Python for Infrastructure Footguns¶
Mistakes that turn your automation into a liability.
1. Hardcoding AWS credentials in the script¶
You put aws_access_key_id and aws_secret_access_key directly in your Python file. The script gets committed to Git. The credentials are now in history forever. Someone runs trufflehog on your repo and finds them. AWS sends you a bill for 200 GPU instances mining crypto.
Fix: Use environment variables, AWS profiles, or IAM roles. boto3 automatically checks ~/.aws/credentials, environment variables, and instance metadata. Never put credentials in code.
2. No timeout on HTTP requests¶
Your script calls an internal API with requests.get(url). The server is overloaded and does not respond. Your script hangs forever. The cron job piles up. You now have 30 zombie Python processes consuming memory and holding SSH connections.
Fix: Always set timeout=(connect_timeout, read_timeout) on every request. requests.get(url, timeout=(5, 30)). Use a session with retry configuration for robustness.
3. Using subprocess with shell=True and variables¶
You construct a command with f-strings and pass it to subprocess.run(cmd, shell=True). A server name contains a space or semicolon. Your script either fails silently or executes arbitrary commands. This is a shell injection vulnerability.
Fix: Pass arguments as a list: subprocess.run(["ping", "-c", "1", hostname]). Never interpolate user-controlled values into shell strings. If you need pipes, do the piping in Python.
4. Not paginating AWS API calls¶
You call ec2.describe_instances() and process the results. Your script works in dev (10 instances). In production (2,000 instances), it only processes the first 1,000 and silently ignores the rest.
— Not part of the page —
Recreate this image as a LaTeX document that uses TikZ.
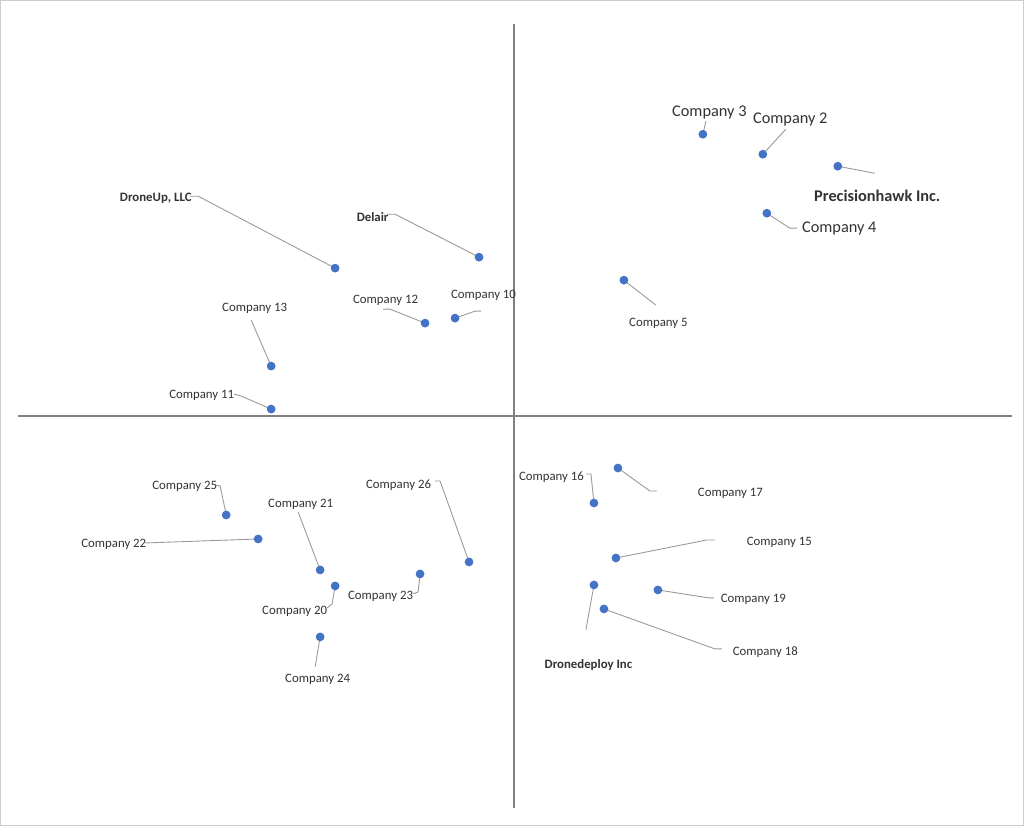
\documentclass[tikz,border=0pt]{standalone}
\usepackage{fontspec}
\setmainfont{Carlito}
\definecolor{dotblue}{HTML}{4472C4}
\begin{document}
\begin{tikzpicture}
[x=0.02cm,y=-0.02cm,
dot/.style={circle,fill=dotblue,inner sep=0pt,minimum size=5pt},
lead/.style={gray!80,line width=0.5pt},
lbl/.style={font=\fontsize{7.3}{9}\selectfont,text=black!80,xshift=2pt,yshift=-1pt},
big/.style={font=\fontsize{9.3}{11}\selectfont,text=black!80,xshift=2pt,yshift=-1pt},
bold/.style={font=\fontsize{7.3}{9}\selectfont\bfseries,text=black!80,xshift=2pt,yshift=-1pt}]
%%
% frame and axes
%%
\draw[gray!40,fill=white] (0,0) rectangle (1024,826);
\draw[gray,line width=0.8pt] (514,24) -- (514,808);
\draw[gray,line width=0.8pt] (18,416) -- (1012,416);
%%
% points: name/x/y/bend x/bend y/end x/end y/label x/label y/style/text
%%
\foreach \n/\px/\py/\bx/\by/\ex/\ey/\lx/\ly/\s/\t in {
c3/703/134/706/121/706/121/706/110/big/Company 3,
c2/763/154/786/129/786/129/787/117/big/Company 2,
ph/838/166/875/173/875/173/874/194/big/\textbf{Precisionhawk Inc.},
c4/767/213/790/228/797/228/836/227/big/Company 4,
c5/624/280/656/305/656/305/655/321/lbl/Company 5,
du/335/268/198/196/190/196/152/196/bold/{DroneUp, LLC},
de/479/257/395/214/387/214/369/215/bold/Delair,
c12/425/323/390/309/383/309/382/298/lbl/Company 12,
c10/455/318/475/311/481/311/480/293/lbl/Company 10,
c13/271/366/251/320/251/320/251/306/lbl/Company 13,
c11/271/409/241/396/234/394/198/394/lbl/Company 11,
c25/226/515/220/486/215/485/181/485/lbl/Company 25,
c22/258/539/145/543/145/543/110/543/lbl/Company 22,
c21/320/570/298/512/298/512/297/503/lbl/Company 21,
c20/335/586/332/604/327/608/291/610/lbl/Company 20,
c23/420/574/418/592/413/594/377/595/lbl/Company 23,
c26/469/562/440/481/435/481/395/483/lbl/Company 26,
c24/320/637/315/667/315/667/314/678/lbl/Company 24,
c16/594/503/591/474/586/474/548/475/lbl/Company 16,
c17/618/468/650/491/657/491/727/492/lbl/Company 17,
c15/616/558/707/540/715/540/776/541/lbl/Company 15,
c19/658/590/709/598/714/598/750/598/lbl/Company 19,
dd/594/585/586/630/586/630/585/663/bold/Dronedeploy Inc,
c18/604/609/715/649/722/649/762/650/lbl/Company 18}
{
\coordinate (\n-b) at (\bx,\by);
\coordinate (\n-e) at (\ex,\ey);
\draw[lead] (\px,\py) -- (\n-b) -- (\n-e);
\node[dot] (\n) at (\px,\py) {};
\node[\s] (\n-t) at (\lx,\ly) {\t};
}
\end{tikzpicture}
\end{document}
Half your fleet is invisible to your automation.
Fix: Use paginators for every AWS list operation. paginator = client.get_paginator('describe_instances') then iterate over paginator.paginate().
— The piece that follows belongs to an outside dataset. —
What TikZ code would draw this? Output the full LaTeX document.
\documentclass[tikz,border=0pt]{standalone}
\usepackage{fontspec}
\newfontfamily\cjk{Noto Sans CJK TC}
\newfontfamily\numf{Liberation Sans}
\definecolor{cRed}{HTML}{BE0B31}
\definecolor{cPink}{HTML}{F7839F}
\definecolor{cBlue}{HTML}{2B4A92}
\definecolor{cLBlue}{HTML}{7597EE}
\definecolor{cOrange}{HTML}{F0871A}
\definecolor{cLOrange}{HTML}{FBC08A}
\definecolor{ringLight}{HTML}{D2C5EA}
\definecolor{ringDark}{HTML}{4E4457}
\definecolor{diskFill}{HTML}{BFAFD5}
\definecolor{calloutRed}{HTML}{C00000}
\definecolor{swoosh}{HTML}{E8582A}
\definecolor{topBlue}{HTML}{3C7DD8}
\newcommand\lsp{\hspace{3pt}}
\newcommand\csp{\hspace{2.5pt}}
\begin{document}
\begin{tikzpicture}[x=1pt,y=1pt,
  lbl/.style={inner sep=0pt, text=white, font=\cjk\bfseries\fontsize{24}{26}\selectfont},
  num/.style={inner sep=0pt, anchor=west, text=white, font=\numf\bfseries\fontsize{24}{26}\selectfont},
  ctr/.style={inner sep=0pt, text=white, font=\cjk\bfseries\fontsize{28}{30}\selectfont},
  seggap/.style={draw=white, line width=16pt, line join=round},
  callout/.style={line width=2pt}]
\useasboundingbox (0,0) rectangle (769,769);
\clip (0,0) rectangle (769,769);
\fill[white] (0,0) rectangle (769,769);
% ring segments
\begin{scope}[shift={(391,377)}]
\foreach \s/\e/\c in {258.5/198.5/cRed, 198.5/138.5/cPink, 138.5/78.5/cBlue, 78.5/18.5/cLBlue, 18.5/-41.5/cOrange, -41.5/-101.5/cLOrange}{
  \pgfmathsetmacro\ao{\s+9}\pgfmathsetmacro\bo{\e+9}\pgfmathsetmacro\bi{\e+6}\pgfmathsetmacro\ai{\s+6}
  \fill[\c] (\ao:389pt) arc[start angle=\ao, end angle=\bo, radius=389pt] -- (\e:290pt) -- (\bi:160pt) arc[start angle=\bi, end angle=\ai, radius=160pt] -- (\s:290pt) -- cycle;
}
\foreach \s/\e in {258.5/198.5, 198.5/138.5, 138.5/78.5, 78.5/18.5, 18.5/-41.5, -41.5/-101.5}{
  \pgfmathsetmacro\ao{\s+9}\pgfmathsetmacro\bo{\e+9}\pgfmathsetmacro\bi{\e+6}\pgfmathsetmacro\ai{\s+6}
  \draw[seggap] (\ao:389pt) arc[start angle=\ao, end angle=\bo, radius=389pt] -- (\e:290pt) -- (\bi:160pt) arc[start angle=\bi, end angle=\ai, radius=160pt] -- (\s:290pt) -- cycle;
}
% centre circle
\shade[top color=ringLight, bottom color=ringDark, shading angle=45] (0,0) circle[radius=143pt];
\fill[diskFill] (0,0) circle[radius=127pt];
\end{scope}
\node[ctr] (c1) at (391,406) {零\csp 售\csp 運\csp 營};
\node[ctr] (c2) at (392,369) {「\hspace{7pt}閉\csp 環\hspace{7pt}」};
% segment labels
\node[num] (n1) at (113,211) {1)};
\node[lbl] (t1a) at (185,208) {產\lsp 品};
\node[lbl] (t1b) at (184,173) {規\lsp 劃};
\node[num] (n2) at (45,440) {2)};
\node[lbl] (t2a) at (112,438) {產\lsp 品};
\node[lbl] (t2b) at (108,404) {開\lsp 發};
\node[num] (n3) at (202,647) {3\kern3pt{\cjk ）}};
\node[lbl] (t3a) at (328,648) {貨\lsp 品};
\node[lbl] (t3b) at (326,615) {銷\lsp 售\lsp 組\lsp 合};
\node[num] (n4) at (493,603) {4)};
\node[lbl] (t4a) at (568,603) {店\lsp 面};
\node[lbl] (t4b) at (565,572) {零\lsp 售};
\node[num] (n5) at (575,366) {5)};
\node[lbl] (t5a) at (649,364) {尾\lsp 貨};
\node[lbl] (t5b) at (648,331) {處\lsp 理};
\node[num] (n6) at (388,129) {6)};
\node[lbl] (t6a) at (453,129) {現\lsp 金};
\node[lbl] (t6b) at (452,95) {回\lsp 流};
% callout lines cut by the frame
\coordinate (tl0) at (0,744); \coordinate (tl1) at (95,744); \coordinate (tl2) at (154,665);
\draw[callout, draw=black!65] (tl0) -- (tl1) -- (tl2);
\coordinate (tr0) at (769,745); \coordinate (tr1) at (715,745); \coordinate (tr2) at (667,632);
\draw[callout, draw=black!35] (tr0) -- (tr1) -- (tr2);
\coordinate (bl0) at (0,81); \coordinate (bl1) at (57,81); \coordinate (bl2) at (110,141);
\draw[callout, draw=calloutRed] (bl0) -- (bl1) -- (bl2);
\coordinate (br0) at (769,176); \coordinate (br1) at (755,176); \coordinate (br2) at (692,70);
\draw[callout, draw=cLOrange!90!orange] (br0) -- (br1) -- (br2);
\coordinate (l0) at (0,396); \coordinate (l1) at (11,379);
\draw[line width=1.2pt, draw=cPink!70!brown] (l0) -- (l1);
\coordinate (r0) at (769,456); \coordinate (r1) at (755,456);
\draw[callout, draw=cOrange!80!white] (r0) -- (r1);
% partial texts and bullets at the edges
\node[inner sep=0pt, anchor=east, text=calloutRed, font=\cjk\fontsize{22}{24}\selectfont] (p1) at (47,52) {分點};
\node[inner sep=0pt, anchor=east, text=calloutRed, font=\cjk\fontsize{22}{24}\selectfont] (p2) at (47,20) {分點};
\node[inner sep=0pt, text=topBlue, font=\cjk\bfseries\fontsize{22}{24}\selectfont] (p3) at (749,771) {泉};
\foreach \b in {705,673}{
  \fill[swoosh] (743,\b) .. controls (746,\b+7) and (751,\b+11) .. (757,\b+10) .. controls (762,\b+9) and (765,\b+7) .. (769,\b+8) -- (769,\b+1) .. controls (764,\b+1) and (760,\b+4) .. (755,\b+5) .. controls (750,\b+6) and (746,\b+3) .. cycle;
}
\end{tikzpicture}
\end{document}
5. Writing to files non-atomically¶
Your script writes a new config file with open(path, 'w').write(content). The process gets killed mid-write. The config file is now half-written. The service reads the partial file and crashes.
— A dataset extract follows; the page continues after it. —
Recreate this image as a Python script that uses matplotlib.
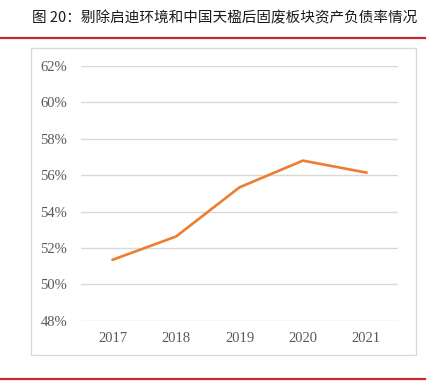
import numpy as np
import matplotlib.pyplot as plt
from matplotlib.lines import Line2D
from matplotlib.patches import Rectangle

# 数据
years = ["2017", "2018", "2019", "2020", "2021"]
ratio = [51.35, 52.63, 55.33, 56.80, 56.14]   # 资产负债率 (%)
yticks = [48, 50, 52, 54, 56, 58, 60, 62]

title = "图 20：剔除启迪环境和中国天楹后固废板块资产负债率情况"

W, H = 436, 387
fig = plt.figure(figsize=(W / 100, H / 100), dpi=100)

# 标题
fig.text(32 / W, 1 - 18 / H, title, fontsize=10.5, color="#1a1a1a",
         family=["Noto Sans CJK SC", "DejaVu Sans"], va="center", ha="left")

# 上下红线
fig.add_artist(Line2D([0, 425 / W], [1 - 38 / H, 1 - 38 / H], color="#C8282D", lw=1.6))
fig.add_artist(Line2D([0, 425 / W], [1 - 379 / H, 1 - 379 / H], color="#C8282D", lw=1.6))

# 图表外框
fig.add_artist(Rectangle((31 / W, 1 - 355 / H), (416 - 31) / W, (355 - 48) / H,
                         fill=False, ec="#D9D9D9", lw=1.0))

# 绘图区
ax = fig.add_axes([81 / W, 1 - 320.7 / H, (398 - 81) / W, (320.7 - 66) / H])
x = np.arange(len(years))
ax.plot(x, ratio, color="#ED7D31", lw=1.9)

ax.set_xlim(-0.5, len(years) - 0.5)
ax.set_ylim(48, 62)
ax.grid(axis="y", color="#D9D9D9", lw=1.0)
ax.set_axisbelow(True)
for s in ax.spines.values():
    s.set_visible(False)
ax.tick_params(length=0, colors="#595959")
ax.tick_params(axis="x", pad=8)
ax.tick_params(axis="y", pad=10)

ax.set_xticks(x)
ax.set_xticklabels(years, family="Liberation Serif", fontsize=10.5)
ax.set_yticks(yticks)
ax.set_yticklabels([f"{v}%" for v in yticks], family="Liberation Serif", fontsize=10.5)

fig.savefig("out.png", dpi=100)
Fix: Write to a temporary file in the same directory, then rename. rename() on the same filesystem is atomic on Linux. Use tempfile.mkstemp() and Path.rename().
6. Catching Exception instead of specific exceptions¶
You wrap everything in except Exception: pass because you do not want the script to crash. A typo in a variable name raises NameError. A network failure raises ConnectionError. Both are silently swallowed. Your script reports success when it actually did nothing.
Fix: Catch specific exceptions. except requests.RequestException for HTTP errors. except ClientError for AWS errors. Log what you catch. Let unexpected exceptions propagate and crash loudly.
7. Running fleet operations sequentially¶
You SSH into 500 servers one at a time to check disk space. Each connection takes 2-3 seconds. Your script takes 25 minutes to run. By the time it finishes, the first results are stale.
Fix: Use concurrent.futures.ThreadPoolExecutor with 20-50 workers. The same operation completes in under a minute. Set max_workers based on what the target infrastructure can handle.
8. Loading entire large files into memory¶
Your script reads a 5 GB log file with f.readlines() to grep for errors. Python loads the entire file into memory plus overhead. Your 8 GB server runs out of memory. The OOM killer terminates your script and maybe your application too.
Fix: Stream files line by line: for line in open(path). Use generators instead of list comprehensions for large datasets. Process S3 objects one page at a time with paginators.
9. Using os.system instead of subprocess¶
You use os.system("systemctl restart nginx"). It runs in a subshell. You cannot capture stdout. You cannot capture the exit code reliably. You cannot pass arguments safely. Error handling is impossible.
Fix: Use subprocess.run() with capture_output=True and check=True. It raises CalledProcessError on failure, captures output, and handles arguments safely.
10. No logging in automation scripts¶
Your script runs via cron. It fails. You have no idea why because it only printed to stdout and cron sends email to root. Nobody reads root's email. The script has been failing for 2 weeks.
Fix: Use Python's logging module. Log to stderr and/or a file. Include timestamps, severity levels, and context. At minimum: logging.basicConfig(level=logging.INFO, format='%(asctime)s %(levelname)s %(message)s').